Protein-protein association networks of ATGs. The identified ATGs were submitted to the STRING database to construct the protein-protein interaction networks based on the Triticum aestivum dataset. The network could be clustered into four parts and represented in different colors. The circles are the ATGs identified in this study, and the squares represent the co-expressed proteins found in the database.

Figure 4

Collinearity relation of four Triticeae species and synonymous (dS) to nonsynonymous (dN) substitution ratio among ATG subfamilies. (A) Collinearity relations of ATGs between every two species are shown in different colors. (B) The collinearity relationship among A. tauschii to T. urartu and wild emmer. (C,D) The dN/dS ratio distribution of wheat and its three diploid and tetraploid progenitors among different subfamilies.

Figure 5

Distribution of TaATGs among genome-wide selective signals during domestication and breeding processes of wheat. (A,B,E,F,I,J) The fst and ln π ratios between wild emmer and a landrace were used to evaluate the domestication of wheat. (C,D,G,H,K,L) The fst and ln π ratio between a landrace and a variety were used to evaluate wheat’s improvement.
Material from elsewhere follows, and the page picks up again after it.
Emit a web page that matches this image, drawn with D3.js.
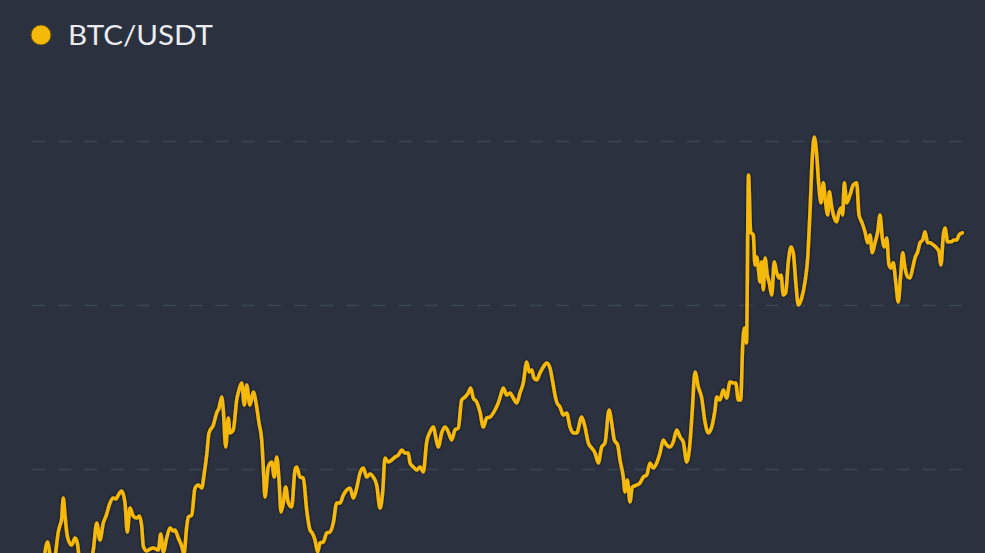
<!DOCTYPE html>
<html>
<head>
<meta charset="utf-8">
<script src="https://cdn.jsdelivr.net/npm/d3@7"></script>
<style>
  html, body { margin: 0; padding: 0; background: #2b313f; overflow: hidden; }
  svg { display: block; }
</style>
</head>
<body>
<svg id="chart" width="985" height="553"></svg>
<script>
// ---- data ----
const seriesName = "BTC/USDT";
const gridValues = [30000, 40000, 50000, 60000];
// [time index, price]
const btcPoints = [
  [0,34450],[2,35300],[3.7,35550],[5,35180],[7,34330],[10,34080],[12,35060],[14.3,36160],[16,36580],[17.5,36890],
  [19.3,38230],[21,37190],[22.7,36160],[24.3,35670],[27.7,35360],[31,35790],[33.3,35490],[35,34690],[38,33960],[43,33720],
  [47,34450],[49.3,35060],[52.7,36710],[56,35670],[59.3,36710],[62,37130],[66,37930],[69.3,38230],[72,38170],[74.3,38410],
  [77.7,38660],[81,37930],[83.3,36160],[86,37620],[89.3,37130],[92.7,37010],[95.3,37130],[97.7,36520],[99.3,35300],[102.7,35000],
  [106,35120],[109.3,35180],[114.3,35060],[116.7,36040],[119.3,34940],[122.7,35790],[126,36400],[129.3,36220],[131,36280],[134.3,35790],
  [137.7,35300],[140,34820],[142.7,36460],[144.3,37070],[147.7,37190],[151,38840],[154.3,39020],[157.7,38840],[160.3,39760],[162.7,40850],
  [165,42200],[169.3,42680],[172.7,43420],[175,43720],[177.7,44390],[179.3,43600],[181.7,41340],[184.3,43110],[186,42200],[189.3,42380],
  [192.7,44210],[195,44820],[197.7,45250],[200.3,43900],[202.7,45120],[206,43900],[209.3,44700],[212.7,43780],[215,42810],[217.7,41770],
  [219.3,40120],[221,38290],[224.3,40120],[227.7,40430],[230.3,39510],[232.7,40730],[235,39330],[237,37380],[239.3,37930],[241.7,38900],
  [244.3,37930],[247.7,37680],[251,39940],[252.7,40120],[256,39510],[259.3,39450],[262.7,37500],[266,36280],[268.3,36100],[271,35670],
  [273.7,34940],[276,35490],[279.3,35550],[282.7,36100],[286,36160],[289.3,36710],[292.7,37930],[296,37930],[299.3,38410],[302.7,38720],
  [306,38840],[309.3,38230],[312.7,38840],[316,39760],[319.3,40060],[322.7,39510],[326,39700],[329.3,39510],[332.7,39020],[336,37620],
  [338.7,38600],[341,40670],[344.3,40430],[347.7,40550],[351,40730],[354.3,40850],[357.7,41160],[361,40980],[364.3,40980],[366,40370],
  [369.3,40120],[372.7,39940],[376,40120],[379.3,39820],[382.7,41650],[386,42260],[389.3,42560],[392.7,41650],[394.3,41340],[397.7,42200],
  [401,42560],[404.3,42260],[407.7,41770],[411,42380],[414.3,42500],[417.7,44210],[421,44390],[424.3,44640],[426.7,44940],[429.3,44330],
  [432.7,44090],[436,43480],[439.3,42560],[442.7,43110],[446,43170],[451,43600],[454.3,44030],[457.7,44700],[459.3,44940],[462.7,44510],
  [466,44640],[469.3,44330],[472.7,44030],[476,44640],[479.3,45250],[482.7,46530],[485.3,45920],[487.7,46040],[490,45550],[492.7,45430],
  [496,45860],[499.3,46220],[502.7,46470],[506,46160],[508.7,45310],[511,44510],[512.7,44090],[516,43780],[519.3,43290],[522.7,43420],
  [526,42560],[529.3,42200],[532.7,42200],[537.7,43170],[541,42560],[544.3,41590],[547.7,41280],[551,40980],[554.3,40370],[557.7,41340],
  [561,41590],[565,43600],[567.7,42810],[570.3,41770],[573.7,41460],[576,40550],[579.3,39510],[581,38600],[583.3,39330],[586,37990],
  [588.3,38900],[592.7,39020],[596,39150],[599.3,39510],[602.7,39630],[606,40370],[609.3,40060],[612.7,40370],[616,40980],[619.3,41770],
  [622.7,41460],[626,41340],[629.3,41650],[632.7,42380],[636,41950],[639.3,41650],[642.7,40430],[646,41590],[648.3,43600],[651,45920],
  [654.3,45000],[657.7,44330],[661,42870],[664.3,42200],[667.7,42560],[671,43600],[672.7,44390],[676,44210],[679.3,44820],[682.7,44330],
  [686,45310],[689.3,45250],[691.7,45250],[694.3,44210],[696.7,44210],[698.7,47560],[700.5,48600],[702.5,47690],[704.5,57930],[706.7,54460],
  [709.3,54270],[711,52440],[712.7,52930],[714.3,52260],[716,51410],[717.7,52630],[719.3,50920],[721,52870],[723.3,51830],[725.3,51350],
  [727.7,50610],[730.3,52630],[732.7,51960],[735,51650],[737,51830],[739.3,50610],[741.7,50740],[744.3,52630],[747,53540],[749.3,53180],
  [752,51220],[754.3,50000],[757.7,50430],[761,51410],[763.7,52870],[766,55680],[768.3,58970],[770.3,60250],[772.7,59150],[775,57140],
  [777,56230],[779.3,57450],[781,56590],[783.7,55490],[785.3,56900],[787.7,55980],[790.3,55310],[792.7,55070],[795,55680],[797,55920],
  [798.7,55490],[800.3,57450],[802.7,56230],[806,56710],[809.3,57320],[812.7,57450],[815,55490],[817.7,55070],[821,54460],[823.7,53790],
  [826,54270],[828.3,53180],[831,53790],[833.7,54460],[836,55490],[838.3,54090],[840.3,53540],[842.7,54090],[845,52440],[847,52260],
  [849.3,52570],[851.7,51410],[854.3,50190],[856.7,51830],[858.7,53180],[861,52260],[863.7,51710],[866,51650],[868.7,52260],[871,52870],
  [873.7,53240],[876,53790],[878.7,53970],[881,54460],[883.7,53790],[886,53790],[889.3,53660],[892.7,53480],[895,53240],[897,52440],
  [899.3,54270],[901,54700],[903.7,53850],[907,53850],[910.3,53970],[912.7,53970],[915,54270],[918.3,54400]
];

// ---- layout ----
const W = 985, H = 553;
const svg = d3.select("#chart");

const x = d3.scaleLinear().domain([0, 920]).range([44, 964]);
const y = d3.scaleLinear().domain([30000, 60000]).range([633, 141]);

// drop shadow filter for the line
const defs = svg.append("defs");
const f = defs.append("filter").attr("id", "shadow")
  .attr("x", "-5%").attr("y", "-5%").attr("width", "110%").attr("height", "110%");
f.append("feDropShadow").attr("dx", 0).attr("dy", 0)
  .attr("stdDeviation", 1.6).attr("flood-color", "#000").attr("flood-opacity", 0.75);

// grid lines (y axis with no labels)
const grid = svg.append("g").attr("class", "grid")
  .attr("transform", "translate(962,0)")
  .call(d3.axisLeft(y).tickValues(gridValues).tickSize(931).tickFormat(""));
grid.select(".domain").remove();
grid.selectAll(".tick line")
  .attr("stroke", "#394250")
  .attr("stroke-width", 2)
  .attr("stroke-dasharray", "13.1,13.1");

// line
const line = d3.line()
  .x(d => x(d[0]))
  .y(d => y(d[1]))
  .curve(d3.curveMonotoneX);

svg.append("path")
  .datum(btcPoints)
  .attr("fill", "none")
  .attr("stroke", "#f5b90a")
  .attr("stroke-width", 3.5)
  .attr("stroke-linejoin", "round")
  .attr("stroke-linecap", "round")
  .attr("filter", "url(#shadow)")
  .attr("d", line);

// legend
const legend = svg.append("g").attr("class", "legend");
legend.append("circle")
  .attr("cx", 41).attr("cy", 35).attr("r", 10)
  .attr("fill", "#f5b90a")
  .attr("stroke", "#6b5412").attr("stroke-width", 1);
legend.append("text")
  .attr("x", 68).attr("y", 44.5)
  .attr("fill", "#eaecef")
  .attr("font-family", "Lato, 'Open Sans', sans-serif")
  .attr("font-size", 26)
  .attr("textLength", 145)
  .attr("lengthAdjust", "spacingAndGlyphs")
  .text(seriesName);
</script>
</body>
</html>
Resequencing reads were mapped to the A,B and D subgenomes of wheat according to chromosome origin. All 77 TaATGs were highlighted against the position on each of the 21 chromosomes in different colors. The top 10% of the genome-wide value was taken as the threshold for selective sweeps and is shown as horizontal black dashed lines. The TaATGs above the threshold line are labeled.

Figure 6

Haplotype-based phenotyping analysis. (A–C) Distribution of three haplotypes (Hap-CGC, Hap-CGA and Hap-TAA) in different tetraploid wheat populations. Three haplotypes located in the promoter region of Ta2A_ATG8a were found and their distribution in different tetraploid wheat populations was diverse. (D–F) Haplotype-based grain character analysis. The association between three haplotypes and grain characters was analyzed. Abnormal value of TKW, corresponding to HAP-CGA, was not considered in testing for significant difference test. ** p < 0.01. (G) Changes of cis-acting elements resulted from SPNs in the promoter region of Ta2A_ATG8a and their distribution in different populations.

Figure 7

Influence of TaVAMP727 on ATGs in Arabidopsis. (A,B) The germination rate of TaVAMP727 overexpressed lines under either drought (415 mM D-mannitol) or salt (180 mM NaCl) stress. Error bars represent the SD. Columns bars followed by different letters are statistically different according to the analysis of variance followed by Duncan’s Multiple Range Test (control, p = 0.84; 180 mM NaCl, p = 0.0018; n = 3). (C) The expression levels of overexpressed TaVAMP727 and 15 Arabidopsis ATGs were analyzed via reverse transcription-quantitative real-time PCR (RT-qPCR) in both wild-type and TaVAMP727 transgenic line #19 under salt and drought stress. The ubiquitin 5 (UBQ5) (At3G62250) was used as housekeeping genes. Error bars represent the SD. * p < 0.05; ** p < 0.01; n = 3.

Figure 8

Overexpression of TaVAMP727 in wheat. (A,B) The expression level of TaVAMP727 in overexpressed line and Fielder (WT) under cold (4 °C) for 12 h, air-dry for 6 h and salt (150 mM NaCl solution) for 24 h. Error bars represent the SD. Columns bars followed by different letters are statistically different according to the analysis of variance followed by Duncan’s Multiple Range Test (A, p = 0.1947; B, p = 0.0005; n = 3). (C) Survival rate determination of trileaf stage Fielder and TaVAMP727 transgenic wheat seedlings under drought stress. (D) The heating date comparison of Fielder and TaVAMP727 transgenic lines. (E) The relative expression levels of 23 TaATGs in TaVAMP727 overexpressed line under diverse abiotic stresses. The glyceraldehyde-3-phosphate dehydrogenase (GA3PD) was used as housekeeping genes.